The arguments over authenticity and accuracy have been hijacked on both sides for political purposes with right and left exchanging blows over whether the NRO or the TNR is more at fault, less patriotic, or less journalistically and ethically sound.

For more, see the New York Times's and the Washington Post's take on events.

Tuesday 4 December 2007

Journalism in Iraq

The effects of war on the lives of Iraqi citizens is the most uncovered aspect of the conflict in Iraq according to journalists reporting on the country. The reason for this lack of coverage is the dangers facing journalists who venture outside of the Green Zone.

The research was carried out by the Project for Excellence in Journalism.

This is one of the areas where blogging has been and can be such an important communications tool.

Salam Pax's blog from inside Iraq just prior to, and during, the US-led invasion became a global media phenomenon.
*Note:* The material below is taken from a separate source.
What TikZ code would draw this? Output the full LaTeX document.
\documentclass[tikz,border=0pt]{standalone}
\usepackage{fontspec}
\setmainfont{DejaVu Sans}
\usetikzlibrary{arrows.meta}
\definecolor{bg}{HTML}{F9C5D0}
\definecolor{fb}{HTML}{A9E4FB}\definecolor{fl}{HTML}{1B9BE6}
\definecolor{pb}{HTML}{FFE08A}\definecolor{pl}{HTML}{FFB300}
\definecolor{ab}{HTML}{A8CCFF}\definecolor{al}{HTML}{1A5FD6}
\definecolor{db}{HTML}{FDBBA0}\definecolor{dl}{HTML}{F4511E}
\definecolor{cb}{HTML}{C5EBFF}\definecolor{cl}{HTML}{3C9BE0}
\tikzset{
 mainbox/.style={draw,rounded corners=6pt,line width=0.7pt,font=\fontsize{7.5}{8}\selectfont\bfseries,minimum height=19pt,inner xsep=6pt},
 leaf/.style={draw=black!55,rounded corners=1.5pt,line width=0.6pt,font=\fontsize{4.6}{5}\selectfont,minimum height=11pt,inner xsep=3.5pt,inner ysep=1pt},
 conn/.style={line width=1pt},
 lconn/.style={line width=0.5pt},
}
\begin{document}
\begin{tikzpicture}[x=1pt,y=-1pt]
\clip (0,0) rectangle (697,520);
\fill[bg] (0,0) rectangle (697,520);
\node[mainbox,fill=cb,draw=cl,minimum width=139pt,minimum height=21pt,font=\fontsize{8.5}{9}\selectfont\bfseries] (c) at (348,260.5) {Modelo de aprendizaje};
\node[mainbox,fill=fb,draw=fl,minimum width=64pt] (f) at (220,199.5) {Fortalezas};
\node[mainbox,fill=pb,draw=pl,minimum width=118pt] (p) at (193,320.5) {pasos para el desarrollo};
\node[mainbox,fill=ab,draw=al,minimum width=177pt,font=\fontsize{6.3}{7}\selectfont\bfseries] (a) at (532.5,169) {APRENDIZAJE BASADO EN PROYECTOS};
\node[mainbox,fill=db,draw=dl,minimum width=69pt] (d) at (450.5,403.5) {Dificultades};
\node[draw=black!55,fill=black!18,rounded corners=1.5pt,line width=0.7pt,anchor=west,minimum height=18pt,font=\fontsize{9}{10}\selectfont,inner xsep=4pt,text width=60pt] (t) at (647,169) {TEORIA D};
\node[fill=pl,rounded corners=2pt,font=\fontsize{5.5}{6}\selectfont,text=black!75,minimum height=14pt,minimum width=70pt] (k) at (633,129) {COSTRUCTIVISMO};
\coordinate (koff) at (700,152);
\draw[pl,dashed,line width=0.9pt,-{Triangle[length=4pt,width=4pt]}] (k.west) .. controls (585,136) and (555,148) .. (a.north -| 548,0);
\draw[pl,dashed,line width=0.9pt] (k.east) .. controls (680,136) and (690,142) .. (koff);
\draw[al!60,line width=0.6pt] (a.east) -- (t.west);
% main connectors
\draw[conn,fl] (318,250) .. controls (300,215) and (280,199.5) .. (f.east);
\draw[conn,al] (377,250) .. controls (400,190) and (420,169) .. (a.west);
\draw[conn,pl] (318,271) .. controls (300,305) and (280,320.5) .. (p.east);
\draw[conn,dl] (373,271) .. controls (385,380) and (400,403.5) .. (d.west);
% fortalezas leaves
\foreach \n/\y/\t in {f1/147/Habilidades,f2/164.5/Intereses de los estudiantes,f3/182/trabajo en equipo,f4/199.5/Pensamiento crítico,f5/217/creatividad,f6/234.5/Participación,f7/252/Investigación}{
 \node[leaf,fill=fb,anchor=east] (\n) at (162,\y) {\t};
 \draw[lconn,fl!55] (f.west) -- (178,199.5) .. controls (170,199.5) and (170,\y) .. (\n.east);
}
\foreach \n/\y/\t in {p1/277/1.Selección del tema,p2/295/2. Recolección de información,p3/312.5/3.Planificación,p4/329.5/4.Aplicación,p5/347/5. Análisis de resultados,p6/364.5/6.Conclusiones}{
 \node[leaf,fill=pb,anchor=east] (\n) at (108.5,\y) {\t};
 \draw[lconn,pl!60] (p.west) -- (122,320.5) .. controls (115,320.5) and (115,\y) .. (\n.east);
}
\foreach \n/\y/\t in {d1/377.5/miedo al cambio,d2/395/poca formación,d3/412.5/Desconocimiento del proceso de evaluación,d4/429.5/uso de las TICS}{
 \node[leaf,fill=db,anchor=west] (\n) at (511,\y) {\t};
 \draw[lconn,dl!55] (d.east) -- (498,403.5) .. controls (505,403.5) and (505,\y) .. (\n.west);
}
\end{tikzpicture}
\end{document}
Although many bloggers have had to leave Iraq, there are still a number who continue to give a voice to Iraqi citizens on the ground from places where journalists simply can't go.

Iraqi Refugees

Here's an article providing useful context on the numbers of Iraqi refugees going to Sweden.

Monday 3 December 2007

Iraqis being smuggled (just over the border) into Sweden

Thousands of Iraqi refugees may be returning to Iraq according to the BBC, but an investigation by a Swedish radio station suggests that 70 Iraqis a day are being illegally smuggled into Sweden (and presumably, given the length of the trip, won't be returning any time soon). Apparently 20,000 will arrive this year.
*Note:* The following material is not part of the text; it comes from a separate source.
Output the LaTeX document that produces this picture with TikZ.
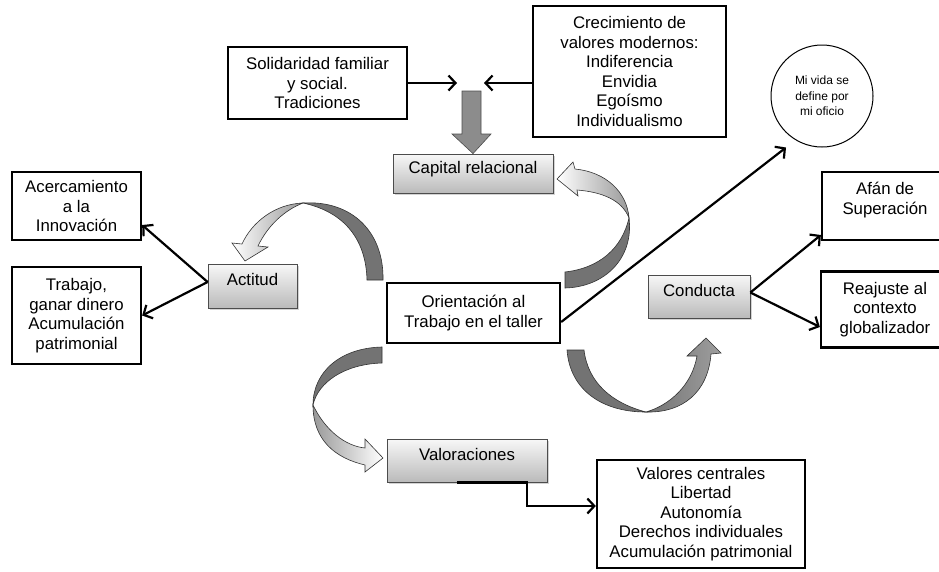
\documentclass[tikz,border=0pt]{standalone}
\usepackage{fontspec}
\setmainfont{Liberation Sans}
\usetikzlibrary{arrows.meta,shadows}
\pgfdeclarelayer{background}
\pgfdeclarelayer{foreground}
\pgfsetlayers{background,main,foreground}
\tikzset{
caja/.style={draw,line width=2.3pt,align=center,inner sep=0pt,font=\fontsize{16.8}{19.5}\selectfont},
gris/.style={draw=black!70,line width=0.8pt,top color=black!3,bottom color=black!27,inner sep=0pt,text height=12.5pt,text depth=13pt,font=\fontsize{16.8}{19.5}\selectfont,drop shadow={shadow xshift=1.5pt,shadow yshift=-1.5pt,opacity=.35}},
flecha/.style={line width=2.2pt,-{Straight Barb[length=7pt,width=15pt]}},
cinta/.style={draw=black!80,line width=0.6pt},
}

\begin{document}
\begin{tikzpicture}[x=1pt,y=-1pt]
\useasboundingbox (0,0) rectangle (939,571);
\node[caja,minimum width=179pt,minimum height=72pt] (soli) at (317.5,83) {Solidaridad familiar\\y social.\\Tradiciones};
\node[caja,minimum width=193pt,minimum height=131pt] (crec) at (629.5,71.5) {Crecimiento de\\valores modernos:\\Indiferencia\\Envidia\\Ego\'ismo\\Individualismo};
\node[draw,circle,line width=1pt,minimum size=102pt,inner sep=0pt,align=center,font=\fontsize{12}{15.5}\selectfont] (vida) at (822,96) {Mi vida se\\define por\\mi oficio};
\node[gris,minimum width=160pt,minimum height=39pt] (capital) at (473,173.5) {Capital relacional};
\node[caja,minimum width=129pt,minimum height=68pt] (acerca) at (76.5,206) {Acercamiento\\a la\\Innovaci\'on};
\node[caja,minimum width=129pt,minimum height=97pt] (trab) at (76.5,315.5) {Trabajo,\\ganar dinero\\Acumulaci\'on\\patrimonial};
\node[gris,minimum width=89pt,minimum height=44pt] (actitud) at (252.5,286) {Actitud};
\node[caja,minimum width=173pt,minimum height=60pt] (ori) at (473.5,313) {Orientaci\'on al\\Trabajo en el taller};
\node[gris,minimum width=102pt,minimum height=43pt] (conducta) at (699,296.5) {Conducta};
\node[caja,minimum width=126pt,minimum height=68pt] (afan) at (885,206) {Af\'an de\\Superaci\'on\\[-4pt]\mbox{}};
\node[caja,minimum width=128pt,minimum height=76pt] (reaj) at (885,309.5) {Reajuste al\\contexto\\globalizador};
\node[gris,minimum width=160pt,minimum height=43pt] (valor) at (467,460.5) {Valoraciones};
\node[caja,minimum width=208pt,minimum height=108pt] (valores) at (701,514) {Valores centrales\\Libertad\\Autonom\'ia\\Derechos individuales\\Acumulaci\'on patrimonial};
\coordinate (juntaI) at (457,83);
\coordinate (juntaD) at (484,83);

\draw[flecha] (soli.east) -- (juntaI);
\draw[flecha] (crec.west |- juntaD) -- (juntaD);
\draw[fill=black!45,draw=black!70,line width=.6pt] (462,91) -- (481,91) -- (481,134) -- (491,134) -- (capital.north) -- (452,134) -- (462,134) -- cycle;
\draw[flecha] ([yshift=4pt]actitud.west) -- ([yshift=-19pt]acerca.east);
\draw[flecha] ([yshift=4pt]actitud.west) -- (trab.east);
\draw[flecha] ([yshift=-9pt]ori.east) -- ([xshift=-36pt]vida.south);
\draw[flecha] ([yshift=4pt]conducta.east) -- ([yshift=-29pt]afan.west);
\draw[flecha] ([yshift=4pt]conducta.east) -- ([yshift=-17.5pt]reaj.west);
\draw[flecha] ([xshift=-10pt]valor.south) -- ([xshift=60pt]valor.south) |- ([yshift=8pt]valores.west);

\begin{pgfonlayer}{background}
% hacia Actitud
\draw[cinta,fill=black!55] (383,280) .. controls (384,232) and (352,200) .. (303,203) .. controls (345,212) and (366,240) .. (367,280) -- cycle;
\draw[cinta,left color=white,right color=black!40] (303,203) .. controls (275,204) and (252,222) .. (242,244) -- (232,243) -- (245,261) -- (268,247) -- (258,246) .. controls (268,225) and (285,210) .. (303,203) -- cycle;
% hacia Capital relacional
\draw[cinta,fill=black!55] (565,272) .. controls (600,268) and (622,248) .. (629,218) .. controls (634,258) and (605,287) .. (565,288) -- cycle;
\draw[cinta,left color=white,right color=black!40] (629,218) .. controls (627,192) and (606,172) .. (575,169) -- (573,162) -- (557,179) -- (578,196) -- (577,190) .. controls (602,192) and (622,200) .. (629,218) -- cycle;
% hacia Valoraciones
\draw[cinta,fill=black!55] (382,347) .. controls (340,348) and (313,372) .. (313,405) .. controls (318,382) and (345,364) .. (382,363) -- cycle;
\draw[cinta,left color=black!40,right color=white] (313,405) .. controls (325,430) and (345,446) .. (365,448) -- (365,439) -- (383,458) -- (365,472) -- (365,465) .. controls (335,458) and (313,440) .. (313,405) -- cycle;
% hacia Conducta
\draw[cinta,fill=black!55] (567,350) .. controls (570,390) and (602,412) .. (646,412) .. controls (612,403) and (588,383) .. (584,350) -- cycle;
\draw[cinta,left color=black!55,right color=black!38] (646,412) .. controls (670,405) and (692,385) .. (697,356) -- (687,356) -- (706,338) -- (721,353) -- (711,354) .. controls (708,392) and (683,413) .. (646,412) -- cycle;
\end{pgfonlayer}
\end{tikzpicture}
\end{document}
That's a lot of people likely to be suffering from culture shock. Temperature in Stockholm currently 4 degrees Celsius; Baghdad, a mild 17. And that'll probably be the least of their worries. How easy it is for Iraqis to learn Swedish, for example?

An English translation of the report can be found here - very helpful for those of us not blessed with a working knowledge of Swedish. Needless to say, I can't vouch for the accuracy of the translation. I've emailed my (only) Swedish contact to see if this influx of Iraqis is something she's aware of.